Yes, we have used ccShell 2 many times with Linux-machines via Wine- 
emulator. We have notes somewhere and I could try to look them up if 
really needed. We haven't yet configured ccShell version 3 with Linux, 
something was a bit different and if I recall correcly it didn't run 
right away. As we just recently got few DMOC II-versions to TEVC and 
were in bit of hurry to configure them, we simply used Windows-machine 
to configure them.

And on Mac, I'm running ccShell via VMware virtual machine, booting it 
up inside OS X - it's working just fine.

We have actually few times piped the traffic over SSH so that DMOC and 
debugging-PC were in eCorolla, running ccShell.

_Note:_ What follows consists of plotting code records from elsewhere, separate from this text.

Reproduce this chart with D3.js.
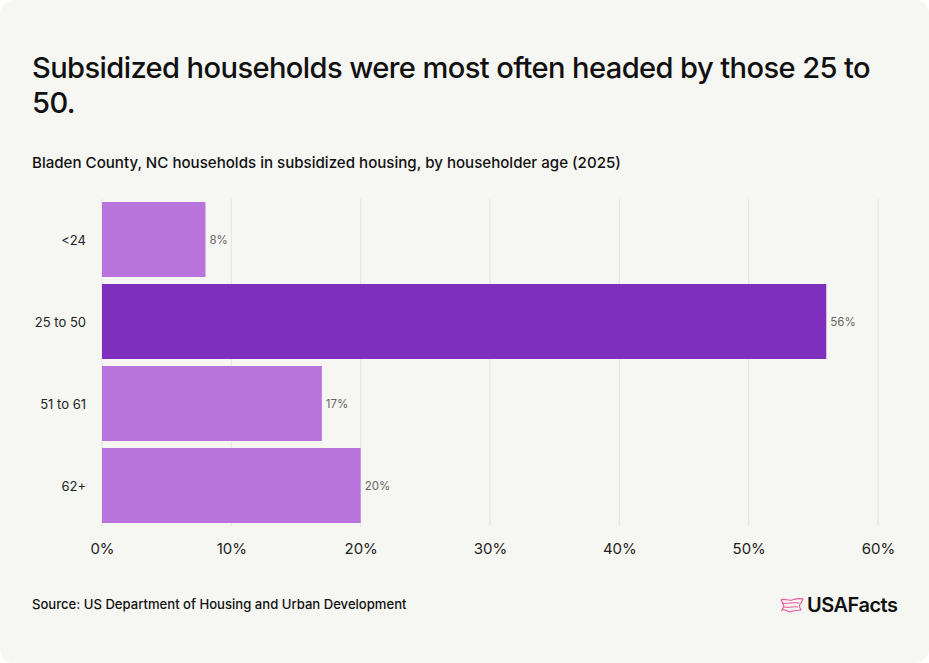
<!DOCTYPE html>
<html><head><meta charset="utf-8">
<script src="https://cdn.jsdelivr.net/npm/d3@7"></script>
<style>
html,body{margin:0;padding:0;background:#ffffff;}
svg{display:block;font-family:Inter,"Noto Sans",sans-serif;}
</style></head>
<body>
<svg id="c" width="929" height="663"></svg>
<script>
const categories = ["<24", "25 to 50", "51 to 61", "62+"];
const values = [8, 56, 17, 20];
const highlight = [false, true, false, false];
const tickValues = [0, 10, 20, 30, 40, 50, 60];
const titleLines = ["Subsidized households were most often headed by those 25 to", "50."];
const subtitle = "Bladen County, NC households in subsidized housing, by householder age (2025)";
const source = "Source: US Department of Housing and Urban Development";

const svg = d3.select("#c");
const W = 929, H = 663;
svg.append("rect").attr("x",0).attr("y",0).attr("width",W).attr("height",H).attr("rx",14).attr("fill","#f6f6f2");

const title = svg.append("text").attr("x",32).attr("y",78).attr("fill","#111").attr("font-size",29.1).attr("font-weight",500).attr("letter-spacing","-0.6");
titleLines.forEach((t,i)=>title.append("tspan").attr("x",32).attr("y",78+35*i).text(t));

svg.append("text").attr("x",32).attr("y",168).attr("fill","#111").attr("font-size",15.1).attr("font-weight",500).attr("letter-spacing","0").text(subtitle);

const x = d3.scaleLinear().domain([0,60]).range([102,878]);
const y = d3.scaleBand().domain(categories).range([202,523]).paddingInner(7/82).paddingOuter(0);

const g = svg.append("g");
g.selectAll("line.grid").data(tickValues).join("line").attr("class","grid")
  .attr("x1",d=>x(d)).attr("x2",d=>x(d)).attr("y1",199).attr("y2",526)
  .attr("stroke","#e3e3df").attr("stroke-width",1);

g.selectAll("rect.bar").data(values).join("rect").attr("class","bar")
  .attr("x",x(0)).attr("y",(d,i)=>y(categories[i]))
  .attr("width",d=>x(d)-x(0)).attr("height",y.bandwidth())
  .attr("fill",(d,i)=>highlight[i]?"#7e2fbd":"#b973dc");

g.selectAll("text.val").data(values).join("text").attr("class","val")
  .attr("x",d=>x(d)+4).attr("y",(d,i)=>y(categories[i])+y.bandwidth()/2+4)
  .attr("fill","#666").attr("font-size",11.5).text(d=>d+"%");

g.selectAll("text.cat").data(categories).join("text").attr("class","cat")
  .attr("x",86).attr("y",d=>y(d)+y.bandwidth()/2+5)
  .attr("text-anchor","end").attr("fill","#222").attr("font-size",13).text(d=>d);

const ax = svg.append("g").attr("transform","translate(0,540)")
  .call(d3.axisBottom(x).tickValues(tickValues).tickFormat(d=>d+"%").tickSize(0).tickPadding(0));
ax.select(".domain").remove();
ax.selectAll("text").attr("font-size",15).attr("fill","#222").attr("font-family","Inter,'Noto Sans',sans-serif").attr("dy","0.9em");

svg.append("text").attr("x",32).attr("y",609).attr("fill","#111").attr("font-size",13.1).attr("font-weight",500).attr("letter-spacing","0").text(source);

// logo
const logo = svg.append("g").attr("transform","translate(780,597)");
logo.append("path").attr("d","M1,3 C4,1 8,4 12,3 C15,2 19,1 23,2 L21,6 C19,7 19,10 21,13 C17,14 13,13 10,15 C7,14 4,12 2,13 L4,9 Z M3,6 C8,7 13,5 19,6 M4,10 C9,11 14,9 18,10")
  .attr("fill","none").attr("stroke","#e8559b").attr("stroke-width",1.1);
svg.append("text").attr("x",807).attr("y",612).attr("fill","#111").attr("font-size",20).attr("font-weight",600).attr("letter-spacing","-0.5").text("USAFacts");
</script>
</body></html>
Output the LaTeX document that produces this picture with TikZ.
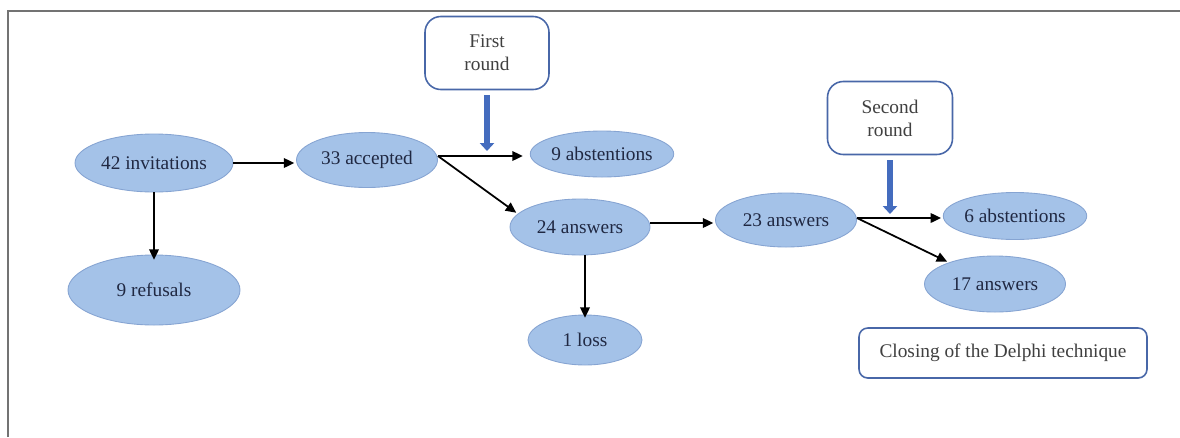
\documentclass[tikz,border=0pt]{standalone}
\usepackage{fontspec}
\setmainfont{Liberation Serif}
\usetikzlibrary{shapes.geometric,arrows.meta}
\definecolor{ellfill}{RGB}{164,194,232}
\definecolor{elldraw}{RGB}{134,164,210}
\definecolor{boxdraw}{RGB}{72,103,168}
\definecolor{roundblue}{RGB}{68,108,190}
\definecolor{txt}{RGB}{32,40,66}
\tikzset{
  stage/.style={ellipse, draw=elldraw, fill=ellfill, line width=0.5pt, text=txt,
    font=\fontsize{11}{13}\selectfont, inner sep=0pt},
  roundbox/.style={rectangle, rounded corners=9pt, draw=boxdraw, line width=0.9pt,
    fill=white, text=black!75, align=center, font=\fontsize{11}{13}\selectfont},
  flow/.style={line width=1pt, -{Triangle[length=6pt,width=5.5pt]}, shorten >=1pt},
  roundarrow/.style={line width=3.4pt, -{Triangle[length=4.5pt,width=8pt]}, color=roundblue}
}
\begin{document}
\begin{tikzpicture}[x=0.02cm,y=-0.02cm]
		\useasboundingbox (0,0) rectangle (1180,437);
		%%%%% FRAME %%%%%
		\draw[black!55, line width=1pt] (8,437) -- (8,11) -- (1180,11);
		
		%%%%% FIRST ROUND %%%%%
		\node[stage, minimum width=158*0.02cm, minimum height=58*0.02cm] (inv) at (154,163) {42 invitations};
		\node[stage, minimum width=172*0.02cm, minimum height=70*0.02cm] (refus) at (154,290) {9 refusals};
		\node[stage, minimum width=141*0.02cm, minimum height=55*0.02cm] (accept) at (367,160) {33 accepted};
		\node[stage, minimum width=140*0.02cm, minimum height=46*0.02cm] (abst1) at (602,154) {9 abstentions};
		\node[stage, minimum width=140*0.02cm, minimum height=56*0.02cm] (ans1) at (580,227) {24 answers};
		\node[stage, minimum width=114*0.02cm, minimum height=50*0.02cm] (loss) at (585,340) {1 loss};
		\node[roundbox, minimum width=124*0.02cm, minimum height=73*0.02cm] (round1) at (487,53) {First\\round};
		\coordinate (r1tip) at (485,151);
		
		\draw[flow] (inv.south) -- ([yshift=-7*0.02cm]refus.north);
		\draw[flow] (inv.east) -- (inv.east -| accept.west);
		\draw[flow] ([yshift=4*0.02cm]accept.east) coordinate (a1) -- ([xshift=-3pt]a1 -| abst1.west);
		\draw[flow] (a1) -- (ans1.168);
		\draw[flow] (loss.north |- ans1.south) -- ([yshift=-5*0.02cm]loss.north);
		\draw[roundarrow] ([yshift=-5*0.02cm]round1.south) -- (round1.south |- r1tip);
		
		%%%%% SECOND ROUND %%%%%
		\node[stage, minimum width=141*0.02cm, minimum height=54*0.02cm] (ans2) at (786,220) {23 answers};
		\node[stage, minimum width=141*0.02cm, minimum height=47*0.02cm] (abst2) at (1015,216) {6 abstentions};
		\node[stage, minimum width=141*0.02cm, minimum height=56*0.02cm] (ans3) at (995,284) {17 answers};
		\node[roundbox, minimum width=125*0.02cm, minimum height=73*0.02cm] (round2) at (890,118) {Second\\round};
		\node[roundbox, rounded corners=5pt, minimum width=288*0.02cm, minimum height=50*0.02cm] (closing) at (1003,353) {Closing of the Delphi technique};
		\coordinate (r2tip) at (892,214);
		
		\draw[flow] ([yshift=4*0.02cm]ans1.east) coordinate (a2) -- (a2 -| ans2.west);
		\draw[flow] ([yshift=2*0.02cm]ans2.east) coordinate (a3) -- (a3 -| abst2.west);
		\draw[flow] (a3) -- (ans3.155);
		\draw[roundarrow] ([yshift=-5*0.02cm]round2.south) -- (round2.south |- r2tip);
		%%%%% END %%%%%
\end{tikzpicture}
\end{document}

That PC was connected 
via @450 (local cellular data-network) to remote Linux - that was 
quite easy way to get all the driving and debugging data relayed in 
real-time to the test-garage for real-time analysis and debugging.

With best regards,
-- 
Henry 'Henkka' Palonen

Open Source & EV's - blog at
http://randomev.wordpress.com

"Peter C. Thompson" <[email protected]> kirjoitti 19.5.2010 kello 
22.16:

> Hi Folks,
>
> I'm trying to get rid of the last windows box in the house, but I 
> still
> need windows to run Azure's CCShell program. Has anyone had any luck
> running it on Linux or MacOSX?
>
> Thanks in advance,
> Peter
> -- 
> --- 
> ---------------------------------------------------------------------
> *Peter C. Thompson*
> *Qualcomm, Incorporated.* Office: +1 (858) 658-1936 Mobile: +1
> (858) 692-3571
> AIM: PThompson509 Yahoo!eter_thompson MSN:
> [email protected] Skype: PThompson509
>
> _______________________________________________
> | REPLYING: address your message to [email protected] only.
> | Multiple-address or CCed messages may be rejected.
> | UNSUBSCRIBE: http://www.evdl.org/help/index.html#usub
> | OTHER HELP: http://evdl.org/help/
> | OPTIONS: http://lists.sjsu.edu/mailman/listinfo/ev

_______________________________________________
| REPLYING: address your message to [email protected] only.
| Multiple-address or CCed messages may be rejected.
| UNSUBSCRIBE: http://www.evdl.org/help/index.html#usub
| OTHER HELP: http://evdl.org/help/
| OPTIONS: http://lists.sjsu.edu/mailman/listinfo/ev


----------



## EVDL List (Jul 27, 2007)

Hi

Actually I tried it here in TEVC and get it work under Linux (Debian
Squeeze) with wine.

Basically four steps:

1) install wine
2) install windows java into wine, I used older JRE 5.0 Update 22 for
windows, so 
just "wine jre-1_5_0_22-windows-i586-p.exe"
3) install ccshell-3, "wine ccshell-3....exe" (don't remember installation
zip name)
4) set my usb-serial converter to look like "COM1", ie. as root "rm
/dev/ttyS0; ln -s ttyUSB0 ttyS0"

Then just start ccshell, like "wine ccshell-3.exe", somewhere in the
~/.wine/Program Files/...

Best Regards
Tapsa
-- 
View this message in context: http://electric-vehicle-discussion-list.413529.n4.nabble.com/Anyone-run-Azure-Dynamic-s-CCShell-program-on-Linux-or-mac-tp2223397p2228354.html
Sent from the Electric Vehicle Discussion List mailing list archive at Nabble.com.

_______________________________________________
| REPLYING: address your message to [email protected] only.
| Multiple-address or CCed messages may be rejected.
| UNSUBSCRIBE: http://www.evdl.org/help/index.html#usub
| OTHER HELP: http://evdl.org/help/
| OPTIONS: http://lists.sjsu.edu/mailman/listinfo/ev


----------



## EVDL List (Jul 27, 2007)

Thanks Tapsa,

I'll try that tonight.

Cheers
Peter



> Tapio Vihuri wrote:
> > Hi
> >
> > Actually I tried it here in TEVC and get it work under Linux (Debian
> ...


----------